Friday's violence pushed new waves of Rohingya to flee towards Bangladesh.
But border guards there said they would not be allowed to cross.
"More than a thousand of Rohingya women along with children and cattle have gathered near the land border between Myanmar and Bangladesh since this morning," Manjurul Hasan Khan, commander of Ukhiya town's border guards, told AFP.
The flare-up came just hours after former UN chief Kofi Annan released a milestone report detailing conditions inside Rakhine and offering ways to heal the festering sectarian tensions there.
Commissioned by Myanmar's own government, it urged the scrapping of restrictions of movement and citizenship imposed on the roughly one million-strong Rohingya community in Rakhine.
In a statement Annan said he was "gravely concerned" by the latest outbreak of fighting.
"The alleged scale and gravity of these attacks mark a worrying escalation of violence," he said.

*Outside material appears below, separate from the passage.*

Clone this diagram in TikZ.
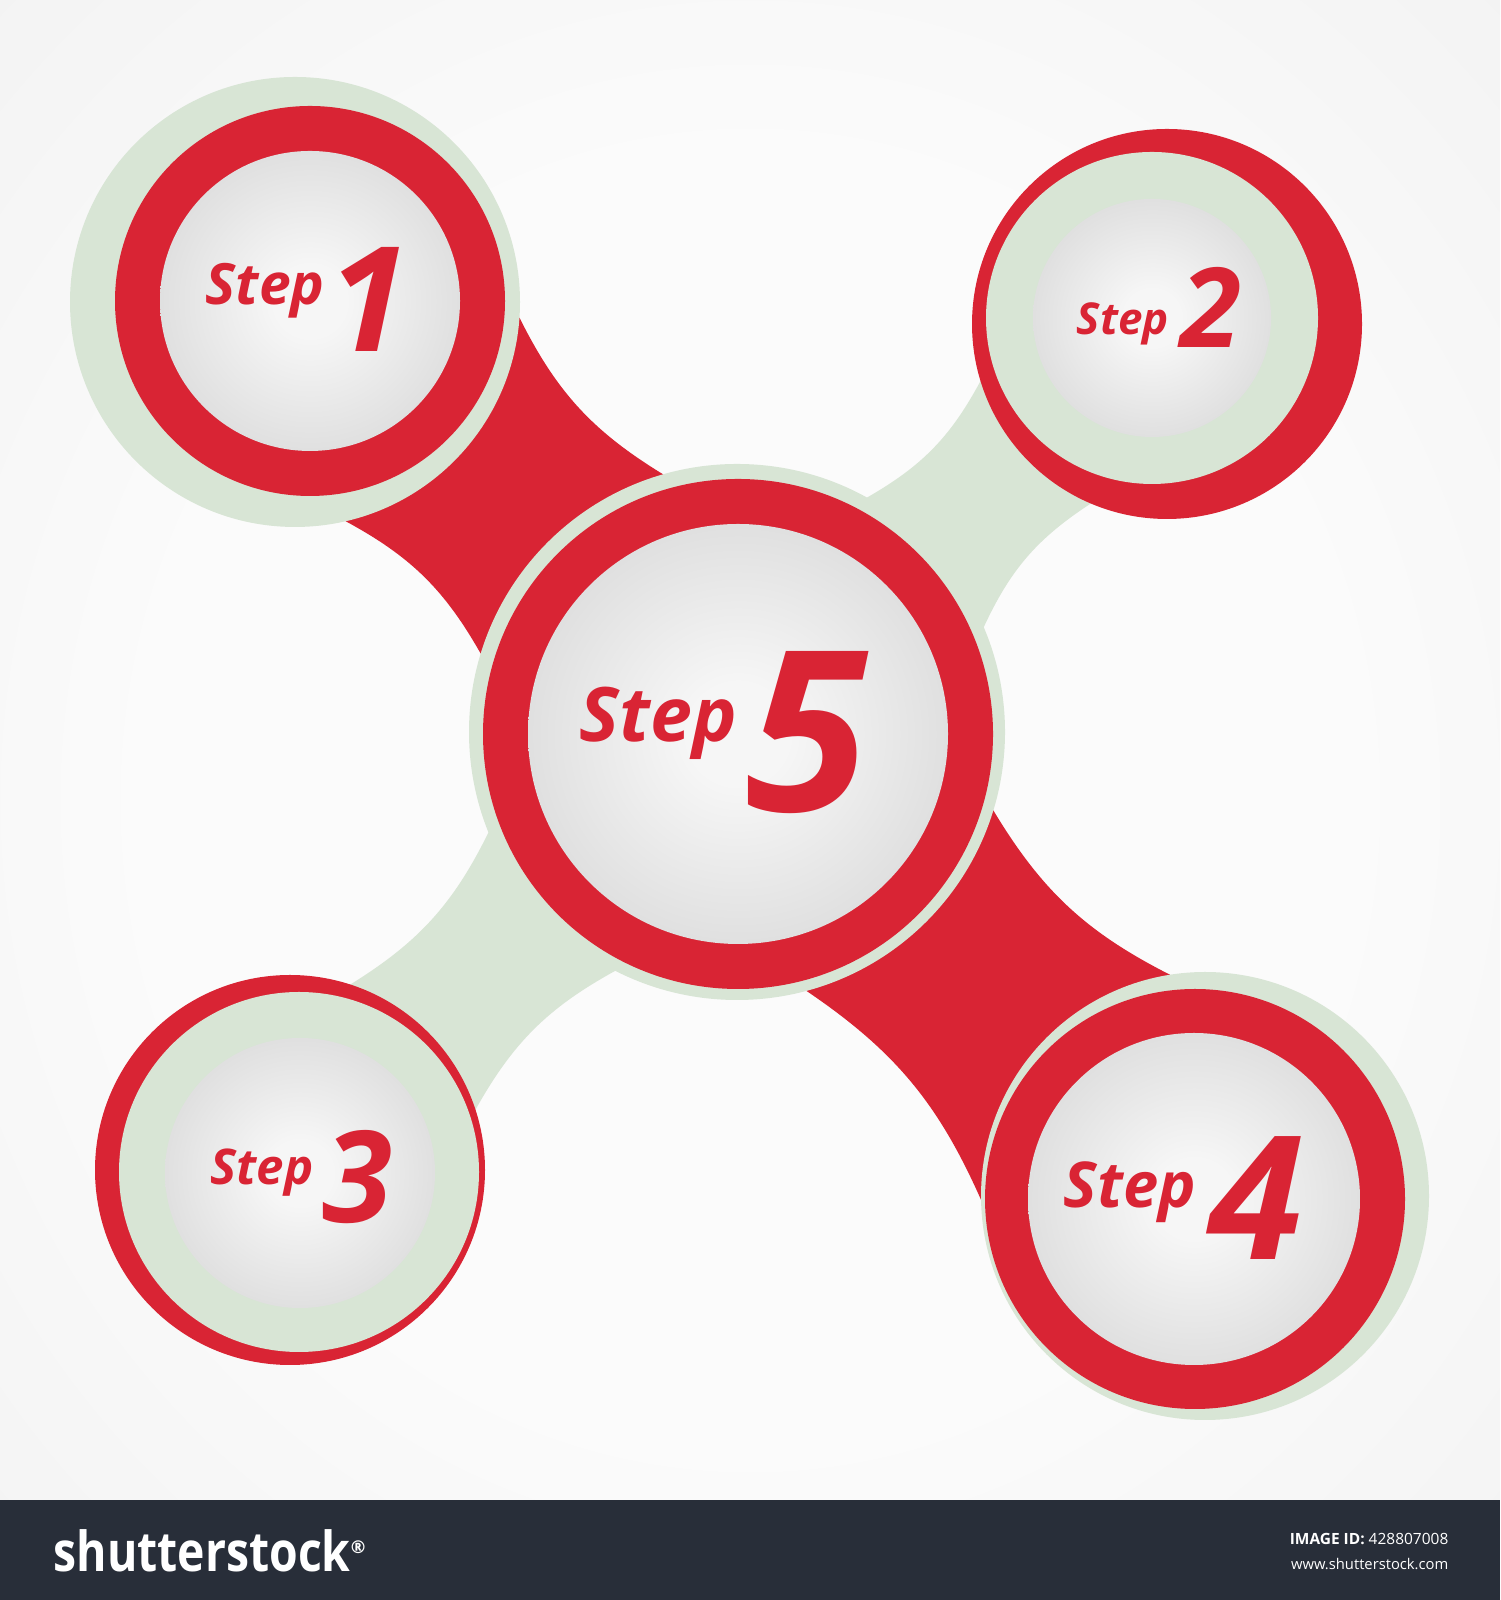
\documentclass[tikz,border=0pt]{standalone}
\usepackage{fontspec}
\usepackage{graphicx}
\newfontfamily\stepfont{Open Sans}
\usetikzlibrary{backgrounds}

\definecolor{stepred}{RGB}{217,36,52}
\definecolor{ringgreen}{RGB}{216,229,213}
\definecolor{corelight}{RGB}{246,246,246}
\definecolor{coremid}{RGB}{218,218,218}
\definecolor{coredark}{RGB}{186,186,186}
\definecolor{bglight}{RGB}{251,251,251}
\definecolor{bgdark}{RGB}{236,236,236}
\definecolor{barblue}{RGB}{40,46,57}

\pgfdeclareradialshading{discshade}{\pgfpoint{0bp}{0bp}}{color(0bp)=(corelight); color(6bp)=(corelight); color(30bp)=(coremid); color(50bp)=(coredark)}
\pgfdeclareradialshading{pageshade}{\pgfpoint{0bp}{0bp}}{color(0bp)=(bglight); color(20bp)=(bglight); color(50bp)=(bgdark)}

\newcommand{\stepfontsize}[1]{\stepfont\bfseries\itshape\fontsize{#1}{#1}\selectfont}

\begin{document}
\begin{tikzpicture}[
    disc/.style={circle, inner sep=0pt, outer sep=0pt},
    redring/.style={disc, fill=stepred},
    greenring/.style={disc, fill=ringgreen},
    core/.style={disc, shading=discshade},
    word/.style={text=stepred, inner sep=0pt, anchor=base west},
    bartext/.style={text=white, inner sep=0pt}
]
\useasboundingbox (0,0) rectangle (15,16);

% Page
\begin{scope}[on background layer]
\fill[shading=pageshade] (0,0) rectangle (15,16);
\end{scope}

% Step 1
\node[greenring, minimum size=4.50cm] (ring1) at (2.95,12.98) {};
\node[redring, minimum size=3.90cm] (mid1) at (3.10,12.99) {};
\node[core, minimum size=3.00cm] (core1) at (3.10,12.99) {};

% Step 2
\node[redring, minimum size=3.90cm] (ring2) at (11.67,12.76) {};
\node[greenring, minimum size=3.32cm] (mid2) at (11.52,12.82) {};
\node[core, minimum size=2.38cm] (core2) at (11.52,12.82) {};

% Step 5 (hub)
\node[greenring, minimum size=5.36cm] (ring5) at (7.37,8.68) {};
\node[redring, minimum size=5.10cm] (mid5) at (7.38,8.66) {};
\node[core, minimum size=4.20cm] (core5) at (7.38,8.66) {};

% Step 3
\node[redring, minimum size=3.90cm] (ring3) at (2.90,4.30) {};
\node[greenring, minimum size=3.60cm] (mid3) at (2.99,4.28) {};
\node[core, minimum size=2.70cm] (core3) at (3.00,4.27) {};

% Step 4
\node[greenring, minimum size=4.48cm] (ring4) at (12.05,4.04) {};
\node[redring, minimum size=4.20cm] (mid4) at (11.95,4.01) {};
\node[core, minimum size=3.32cm] (core4) at (11.94,4.01) {};

% Bands
\begin{scope}[on background layer]
\fill[stepred] (ring1.-4) to[bend right=16] (ring5.106) -- (ring5.center)
    -- (ring5.163) to[bend right=16] (ring1.-77) -- (ring1.center) -- cycle;
\fill[ringgreen] (ring5.61) to[bend right=16] (ring2.197) -- (ring2.center)
    -- (ring2.247) to[bend right=16] (ring5.23) -- (ring5.center) -- cycle;
\fill[ringgreen] (ring3.72) to[bend right=16] (ring5.202) -- (ring5.center)
    -- (ring5.243) to[bend right=16] (ring3.18) -- (ring3.center) -- cycle;
\fill[stepred] (ring5.-17) to[bend right=16] (ring4.99) -- (ring4.center)
    -- (ring4.181) to[bend right=16] (ring5.-75) -- (ring5.center) -- cycle;
\end{scope}

% Labels
\node[word, font=\stepfontsize{16.2}] (word1) at (2.05,12.95) {Step};
\node[word, font=\stepfontsize{41.5}] (num1) at (3.28,12.48) {1};
\node[word, font=\stepfontsize{12.5}] (word2) at (10.76,12.65) {Step};
\node[word, font=\stepfontsize{31.5}] (num2) at (11.80,12.52) {2};
\node[word, font=\stepfontsize{14.0}] (word3) at (2.10,4.15) {Step};
\node[word, font=\stepfontsize{36.2}] (num3) at (3.22,3.77) {3};
\node[word, font=\stepfontsize{18.0}] (word4) at (10.63,3.92) {Step};
\node[word, font=\stepfontsize{49}] (num4) at (12.08,3.40) {4};
\node[word, font=\stepfontsize{21.4}] (word5) at (5.79,8.58) {Step};
\node[word, font=\stepfontsize{63.8}] (num5) at (7.45,7.88) {5};

% Footer bar
\fill[barblue] (0,0) rectangle (15,1);
\node[bartext, anchor=base west, font=\stepfont\bfseries\fontsize{15.7}{16}\selectfont] (logo) at (0.53,0.28) {\scalebox{0.84}[1]{shutterstock}\textsuperscript{\tiny ®}};
\node[bartext, anchor=east, font=\stepfont\fontsize{4.4}{5}\selectfont] (imageid) at (14.49,0.61) {\textbf{IMAGE ID:} 428807008};
\node[bartext, anchor=east, font=\stepfont\fontsize{4.2}{5}\selectfont] (website) at (14.49,0.36) {www.shutterstock.com};

\end{tikzpicture}
\end{document}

The UN's top official in Myanmar, Renata Lok-Dessallien, called on all sides to "refrain from violence, protect civilians (and) restore law and order".
The wedge of Rakhine closest to Bangladesh has been in lockdown since October 2016.
Deadly attacks by the militants on border police sparked a military response that left scores dead and forced some 87,000 people to flee to Bangladesh.
The UN believes the military crackdown may have amounted to ethnic cleansing of the Rohingya.
But the army and Aung San Suu Kyi's civilian government vehemently deny allegations of widespread abuses, including rapes and murders.
They have so far refused to grant visas to UN investigators tasked with probing the allegations.
Amnesty International said there were now fears over how Myanmar's notoriously abusive security forces might respond.
"This cannot lead to (a) repeat of last year's vicious military reprisals responding to a similar attack, when security forces tortured, killed and raped Rohingya people and burned down whole villages," said Amnesty's regional campaigns director Josef Benedict.
Myanmar security forces have conducted sporadic operations to flush out suspected militants this year, often resulting in casualties among Rohingya villagers.
They have spoken of their fear at being trapped in between security forces and the militants, who are accused of conducting a shadowy assassination campaign against those perceived as collaborators with the state.
Access to the area is severely restricted and verifying information is difficult.
Activists and supporters on both sides of the sectarian divide have a history of posting false images and footage online.